→ **JOB**:
Present every line in which the string "code" appears.

→ **TASK INPUT**:
..............................

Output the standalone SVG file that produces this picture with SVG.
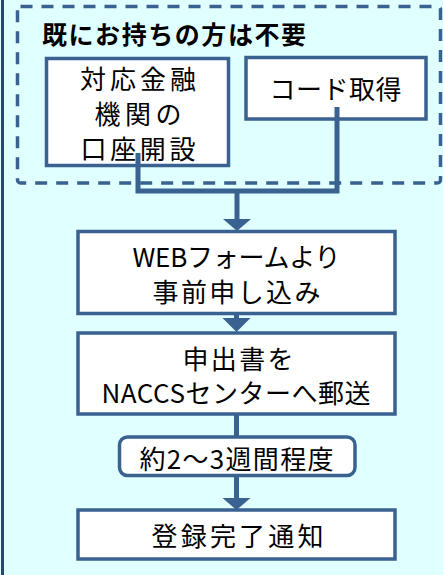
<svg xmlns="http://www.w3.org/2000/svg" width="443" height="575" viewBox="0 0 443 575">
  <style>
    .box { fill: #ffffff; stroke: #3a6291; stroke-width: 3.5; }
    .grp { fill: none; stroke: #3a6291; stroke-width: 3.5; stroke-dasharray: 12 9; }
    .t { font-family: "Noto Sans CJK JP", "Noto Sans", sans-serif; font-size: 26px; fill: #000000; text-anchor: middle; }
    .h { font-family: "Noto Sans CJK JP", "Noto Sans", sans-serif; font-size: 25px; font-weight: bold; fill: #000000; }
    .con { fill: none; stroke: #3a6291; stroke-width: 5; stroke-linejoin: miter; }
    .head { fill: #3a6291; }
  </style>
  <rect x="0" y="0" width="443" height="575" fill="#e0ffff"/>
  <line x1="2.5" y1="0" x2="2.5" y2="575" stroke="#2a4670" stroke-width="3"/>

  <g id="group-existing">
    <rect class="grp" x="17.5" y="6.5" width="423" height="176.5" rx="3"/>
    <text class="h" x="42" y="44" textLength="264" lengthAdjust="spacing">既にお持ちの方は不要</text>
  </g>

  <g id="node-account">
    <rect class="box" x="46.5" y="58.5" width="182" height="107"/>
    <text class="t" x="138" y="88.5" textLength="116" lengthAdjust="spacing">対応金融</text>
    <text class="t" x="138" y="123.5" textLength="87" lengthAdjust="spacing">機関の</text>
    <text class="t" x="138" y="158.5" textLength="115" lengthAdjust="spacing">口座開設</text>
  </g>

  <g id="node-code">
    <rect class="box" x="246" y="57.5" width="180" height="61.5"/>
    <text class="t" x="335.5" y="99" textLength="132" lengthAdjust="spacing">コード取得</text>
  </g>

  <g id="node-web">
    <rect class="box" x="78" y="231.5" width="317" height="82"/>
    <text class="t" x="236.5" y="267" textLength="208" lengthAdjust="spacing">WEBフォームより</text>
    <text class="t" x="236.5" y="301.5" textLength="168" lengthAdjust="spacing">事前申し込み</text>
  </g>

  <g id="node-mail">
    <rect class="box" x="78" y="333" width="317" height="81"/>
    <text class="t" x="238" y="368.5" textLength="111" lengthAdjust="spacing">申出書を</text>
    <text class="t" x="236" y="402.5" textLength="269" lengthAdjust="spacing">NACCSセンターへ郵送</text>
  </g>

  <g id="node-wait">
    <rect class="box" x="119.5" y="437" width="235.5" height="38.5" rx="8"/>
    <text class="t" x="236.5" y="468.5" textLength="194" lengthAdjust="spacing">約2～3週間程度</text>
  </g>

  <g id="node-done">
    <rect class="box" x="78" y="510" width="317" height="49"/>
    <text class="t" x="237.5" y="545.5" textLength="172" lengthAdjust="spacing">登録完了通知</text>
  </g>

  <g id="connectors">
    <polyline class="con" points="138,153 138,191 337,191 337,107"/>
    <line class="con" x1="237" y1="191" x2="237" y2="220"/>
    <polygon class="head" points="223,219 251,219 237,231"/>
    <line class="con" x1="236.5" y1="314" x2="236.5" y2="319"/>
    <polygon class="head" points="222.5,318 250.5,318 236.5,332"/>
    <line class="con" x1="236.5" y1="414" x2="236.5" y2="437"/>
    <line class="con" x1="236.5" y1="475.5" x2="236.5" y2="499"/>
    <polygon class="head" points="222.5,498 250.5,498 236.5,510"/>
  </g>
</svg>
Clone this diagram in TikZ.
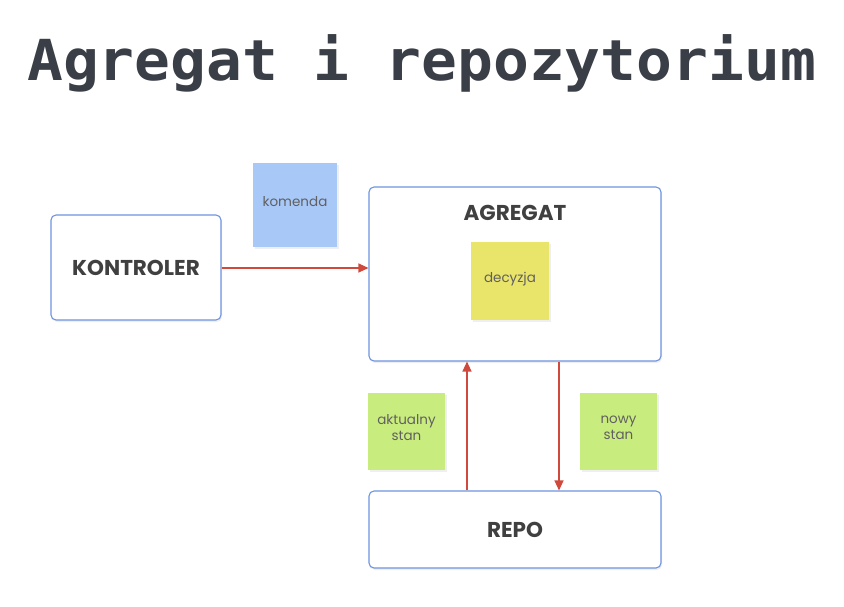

..............................

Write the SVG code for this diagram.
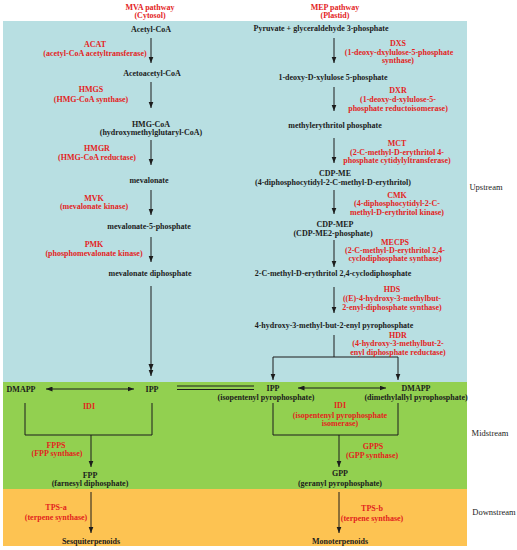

..............................

→ **RESULT OF THE TASK**:
  <g id="node-code">
Write the SVG code for this diagram.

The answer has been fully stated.